1. Field of the Invention
The present invention relates generally to systems and methods which preserve important data, especially as data preservation applies to systems having resource constraints.
2. Background of the Invention
Whereas the determination of a publication, technology, or product as prior art relative to the present invention requires analysis of certain dates and events not disclosed herein, no statements made within this Background of the Invention shall constitute an admission by the Applicants of prior art unless the term “Prior Art” is specifically stated. Otherwise, all statements provided within this Background section are “other information” related to or useful for understanding the invention.
Data retention and storage for all industries are growing rapidly. Information ranging from customer account information, financial transaction data, online catalogs, literature libraries, historical records, etc., are all being stored online for long periods of time. Much of this information is required to be maintained by law, regulation, or policy, such as tax regulations, securities and exchange rules, or even credit card merchant agreements.
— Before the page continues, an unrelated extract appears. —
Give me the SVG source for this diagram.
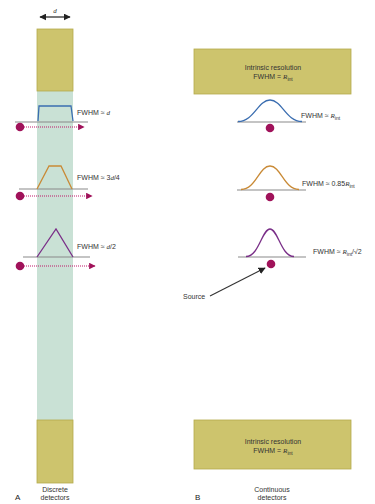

Other types of data which are casually stored long term are also increasing in volume at a rapid rate, such as personal (private) and employee retention of electronic messages (“e-mail”) and the wide variety of attachments to those messages (e.g. word processor files, presentation files, movie files, etc.). Such archival storage requirements can be significant when considered over hundreds or thousands of email users.
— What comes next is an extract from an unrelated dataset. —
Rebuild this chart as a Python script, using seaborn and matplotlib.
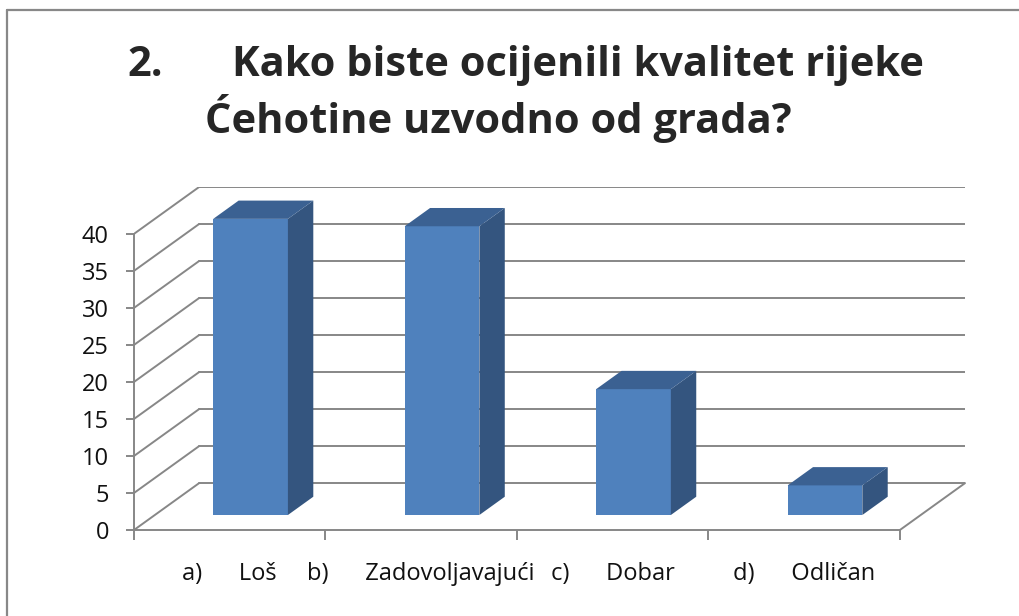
import matplotlib
matplotlib.use('Agg')
import matplotlib.pyplot as plt
import seaborn as sns
from matplotlib.patches import Polygon
from matplotlib.lines import Line2D

# data
labels = ['a)      Loš', 'b)      Zadovoljavajući', 'c)      Dobar', 'd)      Odličan']
values = [40, 39, 17, 4]
yticks = [0, 5, 10, 15, 20, 25, 30, 35, 40]

sns.set_style('white')
plt.rcParams['font.family'] = ['Open Sans', 'DejaVu Sans']

front = '#4F81BD'
side = '#34557F'
top = '#3B6192'
grid = '#878787'

# depth of the fake 3d box, in data units
dxf, dyf = 0.34, 6.33
f0, f1 = 0.32, 0.71

fig = plt.figure(figsize=(10.2, 6.16), dpi=100)
ax = fig.add_axes([134 / 1020, 1 - 530 / 616, (965 - 134) / 1020, (530 - 187) / 616])

sns.barplot(x=labels, y=values, ax=ax, color=front, width=0.39, saturation=1, zorder=3)

ax.set_xlim(-0.5, 3.5 + dxf)
ax.set_ylim(0, 40 + dyf)

# back wall gridlines + left wall diagonals
for v in yticks:
    ax.plot([-0.5 + dxf, 3.5 + dxf], [v + dyf, v + dyf], color=grid, lw=1.4, zorder=1)
    ax.plot([-0.5, -0.5 + dxf], [v, v + dyf], color=grid, lw=1.4, zorder=1)
# floor right edge
ax.plot([3.5, 3.5 + dxf], [0, dyf], color=grid, lw=1.4, zorder=1, clip_on=False)

# turn flat bars into boxes
for p in ax.patches:
    x, y, w, h = p.get_x(), p.get_y(), p.get_width(), p.get_height()
    x += f0 * dxf
    y += f0 * dyf
    p.set_x(x)
    p.set_y(y)
    p.set_linewidth(0)
    ddx, ddy = (f1 - f0) * dxf, (f1 - f0) * dyf
    ax.add_patch(Polygon([(x + w, y), (x + w + ddx, y + ddy), (x + w + ddx, y + h + ddy), (x + w, y + h)],
                         closed=True, facecolor=side, lw=0, zorder=3))
    ax.add_patch(Polygon([(x, y + h), (x + w, y + h), (x + w + ddx, y + h + ddy), (x + ddx, y + h + ddy)],
                         closed=True, facecolor=top, lw=0, zorder=3))

for s in ['top', 'right']:
    ax.spines[s].set_visible(False)
ax.spines['left'].set_bounds(0, 40)
ax.spines['bottom'].set_bounds(-0.5, 3.5)
for s in ['left', 'bottom']:
    ax.spines[s].set_color(grid)
    ax.spines[s].set_linewidth(1.4)
    ax.spines[s].set_zorder(2)

ax.set_yticks(yticks)
ax.set_yticklabels([str(t) for t in yticks])
ax.tick_params(axis='y', left=True, length=6, width=1.4, color=grid, pad=12,
               labelsize=17, labelcolor='#111111')
ax.set_xticks([-0.5, 0.5, 1.5, 2.5, 3.5])
ax.set_xticklabels([])
ax.set_xticks([0, 1, 2, 3], minor=True)
ax.set_xticklabels(labels, minor=True)
ax.tick_params(axis='x', which='major', bottom=True, length=7, width=1.4, color=grid)
ax.tick_params(axis='x', which='minor', bottom=True, length=0, pad=23,
               labelsize=17, labelcolor='#111111')
ax.set_xlabel('')
ax.set_ylabel('')
ax.patch.set_alpha(0)

# title
fig.text(127 / 1020, 1 - 76 / 616, '2.', fontsize=30, fontweight='bold', va='baseline', ha='left')
fig.text(232 / 1020, 1 - 76 / 616, 'Kako biste ocijenili kvalitet rijeke',
         fontsize=30, fontweight='bold', va='baseline', ha='left')
fig.text(205 / 1020, 1 - 133 / 616, 'Ćehotine uzvodno od grada?',
         fontsize=30, fontweight='bold', va='baseline', ha='left')

# chart border (cropped at right and bottom)
fig.add_artist(Line2D([7 / 1020, 7 / 1020], [0, 1 - 10 / 616], color='#888888', lw=1.6))
fig.add_artist(Line2D([7 / 1020, 1], [1 - 10 / 616, 1 - 10 / 616], color='#888888', lw=1.6))

fig.savefig('out.png', dpi=100)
All of this data must be stored somewhere, such as in a database, or in a file system on a disk drive. In more formal storage environments, a “data warehouse” may be established, using formalized retention policies, storage architectures, and allocating personnel to the data maintenance task.
Data maintenance issues emerge from data systems under constant growth when finite storage limitations are reached. Often this data growth reality is responded to by delaying the data management responsibilities, such as by simply increasing the hardware storage capacity so that larger amounts of data can be maintained.
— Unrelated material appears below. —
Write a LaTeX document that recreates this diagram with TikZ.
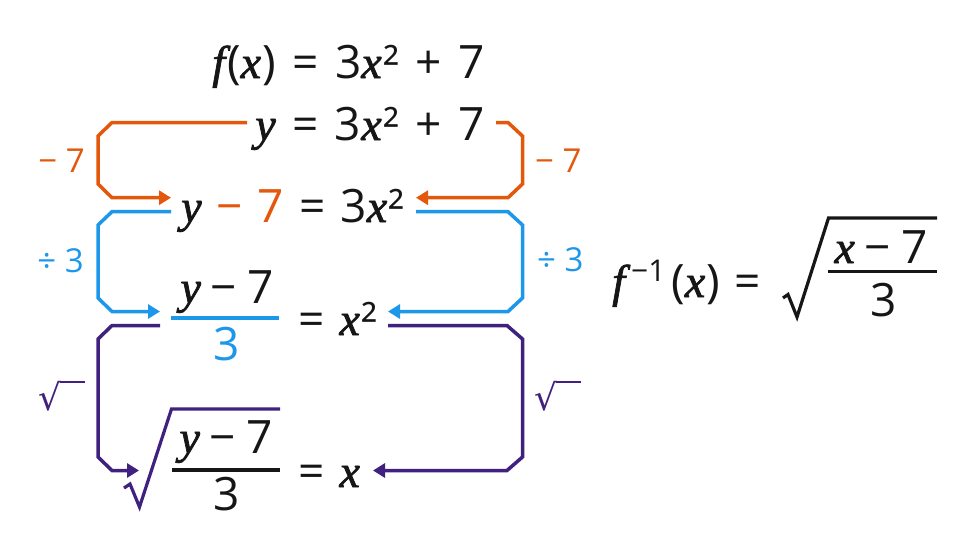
\documentclass[tikz,border=0pt]{standalone}
\usepackage{fontspec}
\setmainfont{Open Sans}
\newfontfamily\dejavu{DejaVu Sans}
\newfontface\vfont{Liberation Serif Italic}[FakeBold=1.6]
\newcommand{\vv}[1]{{\vfont #1}}
\newcommand{\eqfont}{\fontsize{46}{50}\selectfont\spaceskip=16.5pt\relax}
\newcommand{\eqfontm}{\fontsize{46}{50}\selectfont\spaceskip=15pt\relax}
\newcommand{\eqfontn}{\fontsize{46}{50}\selectfont\spaceskip=10pt\relax}
\usetikzlibrary{arrows.meta}
\definecolor{orng}{RGB}{227,88,12}
\definecolor{blu}{RGB}{29,151,234}
\definecolor{purp}{RGB}{64,33,127}
\definecolor{ink}{RGB}{22,22,22}
\begin{document}
\begin{tikzpicture}[x=1pt,y=-1pt,
  eq/.style={inner sep=0pt, font=\eqfont, text=ink},
  eqm/.style={eq, font=\eqfontm},
  eqn/.style={eq, font=\eqfontn},
  sup/.style={inner sep=0pt, font=\fontsize{30}{32}\selectfont, text=ink},
  lab/.style={inner sep=0pt, font=\fontsize{33}{36}\selectfont},
  sqlab/.style={inner sep=0pt, font=\dejavu\fontsize{36}{40}\selectfont},
  conn/.style={line width=3.5pt, -{Triangle[length=12pt,width=14pt]}},
  fbar/.style={line width=3.5pt},
  rad/.style={line width=3.2pt}]
\useasboundingbox[fill=white] (0,0) rectangle (976,549);

% equations
\node[eq, anchor=base east] (title) at (485,78) {\vv{f}\kern2pt(\vv{x}\kern1pt) = 3\vv{x}\kern1.5pt² + 7};
\node[eq, anchor=base east] (r1) at (485,140) {\vv{y} = 3\vv{x}\kern1.5pt² + 7};
\node[eqm, anchor=base west] (r2) at (181,222) {\vv{y} \textcolor{orng}{− 7} = 3\vv{x}\kern1.5pt²};
\node[eqn, anchor=base] (r3n) at (227,303) {\vv{y} − 7};
\node[eq, anchor=base, text=blu] (r3d) at (227,360) {3};
\node[eqm, anchor=base west] (r3r) at (298,335) {= \vv{x}\kern1.5pt²};
\node[eqn, anchor=base] (r4n) at (226,453) {\vv{y} − 7};
\node[eq, anchor=base] (r4d) at (227,510) {3};
\node[eqm, anchor=base west] (r4r) at (298,487) {= \vv{x}};

% fraction bars and radicals
\coordinate (b3a) at (171,318); \coordinate (b3b) at (279,318);
\draw[fbar, blu] (b3a) -- (b3b);
\coordinate (b4a) at (172,470); \coordinate (b4b) at (280,470);
\draw[fbar, ink] (b4a) -- (b4b);
\coordinate (rad4) at (124,488);
\draw[rad, purp] (rad4) -- (130,484) -- (139.5,507) -- (171.5,409) -- (280,409);

% labels
\node[lab, text=orng, anchor=base east] (lm7) at (85,172) {− 7};
\node[lab, text=orng, anchor=base west] (rm7) at (535,172) {− 7};
\node[lab, text=blu, anchor=base east] (ld3) at (84,272) {÷ 3};
\node[lab, text=blu, anchor=base west] (rd3) at (537,271) {÷ 3};
\node[sqlab, text=purp, anchor=base west] (lsq) at (38,410) {√};
\draw[line width=2.6pt, purp] ([xshift=-1.5pt,yshift=-1.3pt]lsq.north east) -- +(25,0);
\node[sqlab, text=purp, anchor=base west] (rsq) at (534,410) {√};
\draw[line width=2.6pt, purp] ([xshift=-1.5pt,yshift=-1.3pt]rsq.north east) -- +(25,0);

% connectors
\coordinate (o1s) at (247,122.5); \coordinate (o1e) at (171,197.7);
\draw[conn, orng] (o1s) -- (112,122.5) -- (98,136) -- (98,184) -- (112,197.7) -- (o1e);
\coordinate (o2s) at (496,122.5); \coordinate (o2e) at (416,197.7);
\draw[conn, orng] (o2s) -- (508,122.5) -- (522.5,136) -- (522.5,184) -- (508,197.7) -- (o2e);
\coordinate (c1s) at (171,211.7); \coordinate (c1e) at (160,311.5);
\draw[conn, blu] (c1s) -- (112,211.7) -- (98,225) -- (98,298) -- (112,311.5) -- (c1e);
\coordinate (c2s) at (416,211.7); \coordinate (c2e) at (388,311.5);
\draw[conn, blu] (c2s) -- (508,211.7) -- (522.5,225) -- (522.5,298) -- (508,311.5) -- (c2e);
\coordinate (p1s) at (160,325.5); \coordinate (p1e) at (139,470.5);
\draw[conn, purp] (p1s) -- (112,325.5) -- (98,339) -- (98,457) -- (112,470.5) -- (p1e);
\coordinate (p2s) at (388,325.5); \coordinate (p2e) at (373,470.5);
\draw[conn, purp] (p2s) -- (507,325.5) -- (522.5,339) -- (522.5,457) -- (507,470.5) -- (p2e);

% inverse function
\node[eq, anchor=base west] (invf) at (612,297) {\vv{f}};
\node[sup, anchor=base west] (invs) at (631,281) {−1};
\node[eqm, anchor=base west] (invx) at (671,297) {(\vv{x}\kern1pt) =};
\node[eqn, anchor=base] (invn) at (881,263) {\vv{x} − 7};
\node[eq, anchor=base] (invd) at (884,316.5) {3};
\coordinate (ib1) at (828,271.7); \coordinate (ib2) at (937,271.7);
\draw[fbar, ink] (ib1) -- (ib2);
\coordinate (irad) at (783,298);
\draw[rad, ink] (irad) -- (788,294.5) -- (797,317) -- (828.5,218) -- (937,218);
\end{tikzpicture}
\end{document}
Although data purging and data archiving methods do exist to control data storage consumption, they are often not sophisticated enough to look at data in small units, each with its own persistence priority. Without this view of data, whole data units, such as entire files, are deleted. This approach is primitive both in terms of resources freed and information integrity maintained.
To illustrate, current techniques for dealing with overloaded email mailboxes involve treating each email message individually, and archiving or deleting it in its entirety based on configurable rules. While these techniques allow the specification of a variety of predicates governing when archiving or deletion is to occur (e.g. period of time, filters based on keyword or origin, etc), the actions available are primitive (relocate, archive, delete) and do not take advantage of the inherent nature of the data.
Another attempt to alleviate long term data storage requirements is to compress data using various compression algorithms. Many of these processes monitor access activities to data units, such as entire folders or individual files, and when access activity becomes sufficiently slow, the processes compress the files or folders. However, the compressed data units are not typically directly usable by their counterpart application programs, so for example, a compressed email file cannot be opened by the originating email program, or a compressed database file cannot be opened by the originating database application. So, most of these processes are triggered to decompress the compressed files when an application program attempts to access the data unit. This approach has several disadvantages, including that it severely slows response time to access the compressed data while waiting for decompression to complete, and it does little to alleviate data storage requirements for data units which are occasionally accessed (e.g. often enough to keep compression from being performed). Techniques for lossless compression, while they can help to reduce the space occupied by a piece of data, don't ultimately solve the problem, because the data will continue to grow, but lossless compression has limits.